Retail deposits also improved, and have been on a steady healthy rise over the past five years. Dividends are expected to increase in line with recent rises, and estimates for the 2013 fiscal year give BoQ a 6% yield – and that’s after the 30% share price rise in the year to date.
The newsletters also note the purchase of Virgin Money Australia, for $40 million in cash and scrip, which currently runs at a loss. BoQ expects it to be EPS accretive by the second year of acquisition, and has bought it to access a brand attractive to younger customers and young families. The deal will also improve geographic diversity, cutting the total Queensland customer base down close to 50%.
- Investors are advised to hold BOQ at current levels.
James Hardie (JHX)
James Hardie is no stranger to lawsuits and unfortunately for investors it’s got another one on its hands. The New Zealand Ministry of Education has launched a representative action (essentially a class action) against two subsidiaries there over leaks in school buildings allegedly caused by some defective fibre cement.
The stock dropped sharply on the announcement last week, but bounced back today to close at $9.68, recovering most of its losses. Apparently several thousand NZ school buildings are affected, but James Hardie said in a statement to the ASX it is “not able to assess what proportion of the claim relates to the Companies or comment about the validity and/or any financial impact of the claim”.
This presents an investment dilemma. On the one hand, the investment press argues the case puts the expected May $US0.35 dividend at risk and introduces yet another legal minefield for the company. On the other hand, the US housing recovery is beating expectations (with more than a million new homes started in March) and Australia’s construction market is starting to show positive signs as well. The company has $160 million of cash on the balance sheet too, and no debt, which leave it room for flexibility at a time like this.
It’s a tough call, but the newsletters think there’s enough puff in the housing rebound to justify holding onto the stock – at least until further information on the dividend and the lawsuit’s impact comes to light.
- Investors are advised to hold James Hardie at current levels.

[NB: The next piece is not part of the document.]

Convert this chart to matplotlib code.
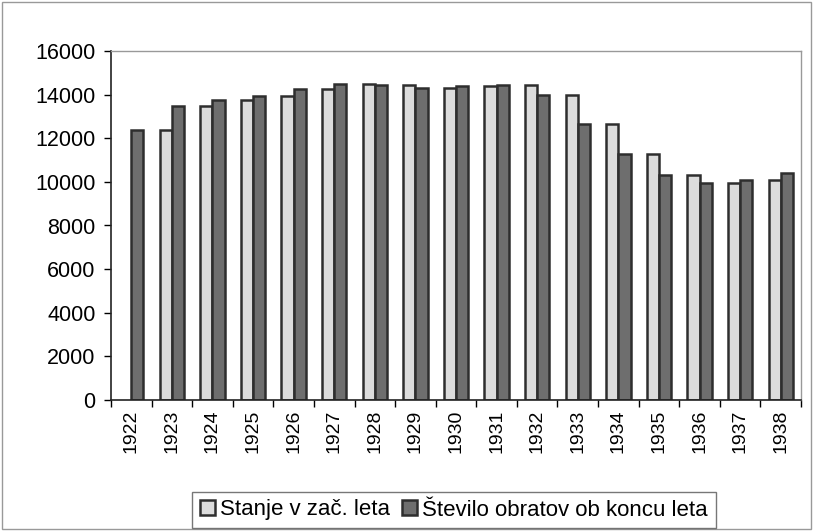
import numpy as np
import matplotlib.pyplot as plt
from matplotlib.patches import Rectangle

plt.rcParams['font.family'] = ['Liberation Sans', 'DejaVu Sans']

years = [str(y) for y in range(1922, 1939)]
stanje = [0, 12400, 13500, 13750, 13950, 14250, 14500, 14450, 14300,
          14400, 14450, 14000, 12650, 11300, 10300, 9950, 10100]
obrati = [12400, 13500, 13750, 13950, 14250, 14500, 14450, 14300, 14400,
          14450, 14000, 12650, 11300, 10300, 9950, 10100, 10400]

fig = plt.figure(figsize=(8.13, 5.31), dpi=100)
ax = fig.add_axes([111/813, 1 - 400/531, 690/813, 349/531])

x = np.arange(len(years))
w = 0.3
# no bar for empty first year
stanje_plot = [v if v else np.nan for v in stanje]
ax.bar(x - w/2, stanje_plot, w, color='#dcdcdc', edgecolor='#2e2e2e', linewidth=1.8,
       label='Stanje v zač. leta')
ax.bar(x + w/2, obrati, w, color='#6e6e6e', edgecolor='#2e2e2e', linewidth=1.8,
       label='Število obratov ob koncu leta')

ax.set_xlim(-0.5, len(years) - 0.5)
ax.set_ylim(0, 16000)
ax.set_yticks(range(0, 16001, 2000))
ax.set_xticks(x)
ax.set_xticklabels(years, rotation=90, fontsize=14)
ax.set_xticks(np.arange(-0.5, len(years)), minor=True)
ax.tick_params(axis='x', which='major', length=0, pad=7)
ax.tick_params(axis='x', which='minor', length=5, width=1, direction='out')
ax.tick_params(axis='y', labelsize=15.5, length=5, width=1, direction='out', pad=6)

for s in ['top', 'right']:
    ax.spines[s].set_color('#999999')
    ax.spines[s].set_linewidth(1)
for s in ['left', 'bottom']:
    ax.spines[s].set_color('#222222')
    ax.spines[s].set_linewidth(1.2)

fig.legend(loc='center', bbox_to_anchor=(454/813, 1 - 510/531), ncol=2,
           fontsize=16, frameon=True, fancybox=False, edgecolor='#555555',
           handlelength=0.68, handleheight=0.68, handletextpad=0.22,
           columnspacing=0.54, borderpad=0.35)

fig.patches.append(Rectangle((0.003, 0.003), 0.994, 0.994, transform=fig.transFigure,
                             fill=False, edgecolor='#999999', linewidth=1))

fig.savefig('out.png', dpi=100)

What can investors do about the unfortunate position Australia’s venerable department store finds itself in? Crushed between a small population with high wage costs, and the global buying power of the Australian dollar in an internet age, the newsletters say the recent run-up in the stock presents an opportunity to sell.
The ‘retail recovery’ narrative and sales numbers that weren’t completely awful have propelled the stock more than 55% higher in the past six months, and more than 40% in 2013 alone. But the newsletters believe there’s too much uncertainty and too few barriers to entry for competitors to have confidence in Myer’s sustained value.

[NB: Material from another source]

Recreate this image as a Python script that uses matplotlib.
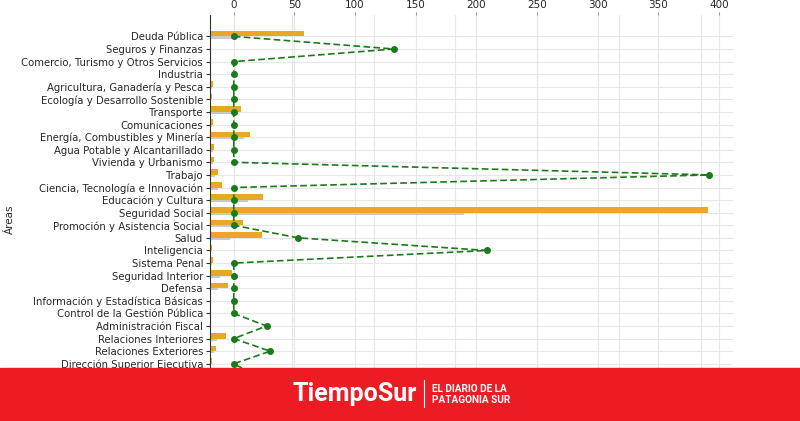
import matplotlib.pyplot as plt
from matplotlib.patches import Rectangle
from matplotlib.ticker import MultipleLocator

# categories, top to bottom
areas = [
    'Deuda Pública', 'Seguros y Finanzas', 'Comercio, Turismo y Otros Servicios',
    'Industria', 'Agricultura, Ganadería y Pesca', 'Ecología y Desarrollo Sostenible',
    'Transporte', 'Comunicaciones', 'Energía, Combustibles y Minería',
    'Agua Potable y Alcantarillado', 'Vivienda y Urbanismo', 'Trabajo',
    'Ciencia, Tecnología e Innovación', 'Educación y Cultura', 'Seguridad Social',
    'Promoción y Asistencia Social', 'Salud', 'Inteligencia', 'Sistema Penal',
    'Seguridad Interior', 'Defensa', 'Información y Estadística Básicas',
    'Control de la Gestión Pública', 'Administración Fiscal', 'Relaciones Interiores',
    'Relaciones Exteriores', 'Dirección Superior Ejecutiva', 'Judicial', 'Legislativa',
]

# orange bars (current)
monto_actual = [230, 1, 2, 2, 7, 5, 76, 7, 98, 10, 10, 20, 29, 130, 1218,
                81, 127, 5, 7, 54, 44, 1, 1, 2, 39, 15, 5, 40, 15]
# grey bars (previous)
monto_previo = [66, 0, 2, 2, 5, 2, 54, 5, 83, 7, 7, 12, 20, 93, 620,
                61, 49, 2, 5, 25, 20, 0, 0, 2, 17, 10, 2, 37, 12]
# green line (top axis)
variacion = [0, 132, 0, 0, 0, 0, 0, 0, 0, 0, 0, 392, 0, 0, 0,
             0, 53, 209, 0, 0, 0, 0, 0, 27, 0, 30, 0, 20, 0]

pos = list(range(len(areas)))
n = len(areas)

fig = plt.figure(figsize=(8, 4.21), dpi=100)
ax = fig.add_axes([210 / 800, 10 / 421, 523 / 800, 396 / 421])

# background axes only for the top-scale gridlines (kept under the bars)
ax_bg = ax.twiny()
ax2 = ax.twiny()
ax_bg.sharex(ax2)
ax_bg.set_zorder(0)
ax.set_zorder(1)
ax2.set_zorder(2)
ax_bg.patch.set_visible(True)
ax_bg.patch.set_facecolor('white')
ax.patch.set_visible(False)

ax.barh([p - 0.03 for p in pos], monto_previo, height=0.4, color='#c9c9c9')
ax.barh([p - 0.22 for p in pos], monto_actual, height=0.45, color='#e8a727')
ax.set_ylim(n - 1 + 1.75, -1.7)
ax.set_yticks(pos)
ax.set_yticklabels(areas)
ax.xaxis.set_major_locator(MultipleLocator(200))
ax.grid(True, color='#e6e6e6', lw=0.8)
ax.set_axisbelow(True)
for s in ['top', 'right', 'bottom']:
    ax.spines[s].set_visible(False)
ax.spines['left'].set_color('#333333')
ax.tick_params(axis='y', length=3, labelsize=7.3, labelcolor='#262626', color='#333333', pad=2)
# bottom scale sits under the banner (cropped in the original)
ax.tick_params(axis='x', length=0, labelbottom=False)
ax.set_ylabel('Áreas', fontsize=7.5, color='#262626')
ax.yaxis.set_label_coords(-0.373, 0.485)

ax2.plot(variacion, pos, ls='--', dashes=(4, 2), lw=1.2, marker='o', ms=4, color='#1b7a1b')
ax2.xaxis.set_major_locator(MultipleLocator(50))
for s in ax2.spines.values():
    s.set_visible(False)
ax2.tick_params(axis='x', length=2.5, labelsize=7.5, labelcolor='#262626', color='#999999', pad=1)

ax_bg.grid(axis='x', color='#e6e6e6', lw=0.8)
ax_bg.tick_params(axis='x', top=False, labeltop=False, bottom=False, labelbottom=False)
for s in ax_bg.spines.values():
    s.set_visible(False)

# red banner at the bottom
fig.add_artist(Rectangle((0, 0), 1, 53 / 421, transform=fig.transFigure,
                         color='#ed1c24', zorder=10))
fig.text(355 / 800, 27 / 421, 'TiempoSur', color='white', fontsize=18, fontweight='bold',
         family=['Roboto', 'DejaVu Sans'], ha='center', va='center', zorder=11)
fig.add_artist(plt.Line2D([424 / 800, 424 / 800], [14 / 421, 41 / 421], transform=fig.transFigure,
                          color='white', lw=0.8, zorder=11))
fig.text(432 / 800, 32 / 421, 'EL DIARIO DE LA', color='white', fontsize=7.2, fontweight='bold',
         family=['Roboto', 'DejaVu Sans'], ha='left', va='center', zorder=11)
fig.text(432 / 800, 21 / 421, 'PATAGONIA SUR', color='white', fontsize=7.2, fontweight='bold',
         family=['Roboto', 'DejaVu Sans'], ha='left', va='center', zorder=11)

fig.savefig('out.png', dpi=100)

Online is a major concern, with spending now above 5% of retail spending and rising. The UK has already seen online spending rise to 11%, and there’s no reason to think Australia won’t be there soon. Myer’s percentage of online sales remains tiny (though fast growing), and seen as likely comparable with David Jones at less than 1%. But there are other costs. Labour costs, shop leases and the cost of doing business in Australia generally has risen noticeably in recent years, and the increased international competition means it’s tough for local retailers to offset those with prices.
The newsletters argue the entry of established major brands like Zara and Top Shop will only exacerbate the pain, as Myer’s traditional buying power advantage (which served it so well for a century) is dwarfed. It has been a pleasant period for Myer shareholders, and the investment press thinks it may be time to take advantage of that and pocket some of those gains.
- Investors are advised to sell Myer at current levels.
Watching the Directors
One man apparently unfazed by the gold price dip is Panterra Gold (PGI) executive chairman Brian Johnson, who picked up an additional 4,725,800 shares in the company for a total of $453,677 or 9.6c a piece. The price of gold currently sits at roughly $US1420 an ounce after a week of extreme volatility. Panterra closed at 9.2c.
Meanwhile on the selling side, Beach Energy (BPT) chief executive Reginald Nelson (described by the Australia newspaper as a “doyen of the industry”) has been shifting shares in the company en masse the past week. After selling a total of 970,000 shares last week for just over $1.4 million, he announced the sale of a further 330,000 over last Wednesday and Thursday for a total of $460,980. Beach closed today up almost 2% at $1.40 – a tiny fraction above the $1.39725 average Nelson shifted the batch of shares for.
Finally, most of the time when a director files an ASX statement notifying their disposal of half a million shares it means a tidy windfall. But occasionally not. Fortescue Metals (FMG) non-executive director William Rowley declared he was 500,000 shares lighter in the company this week, after ceasing to hold an interest in the trustee of his charity the Rowley Foundation. The stake would be worth $1.91 million on today’s closing price of $3.82.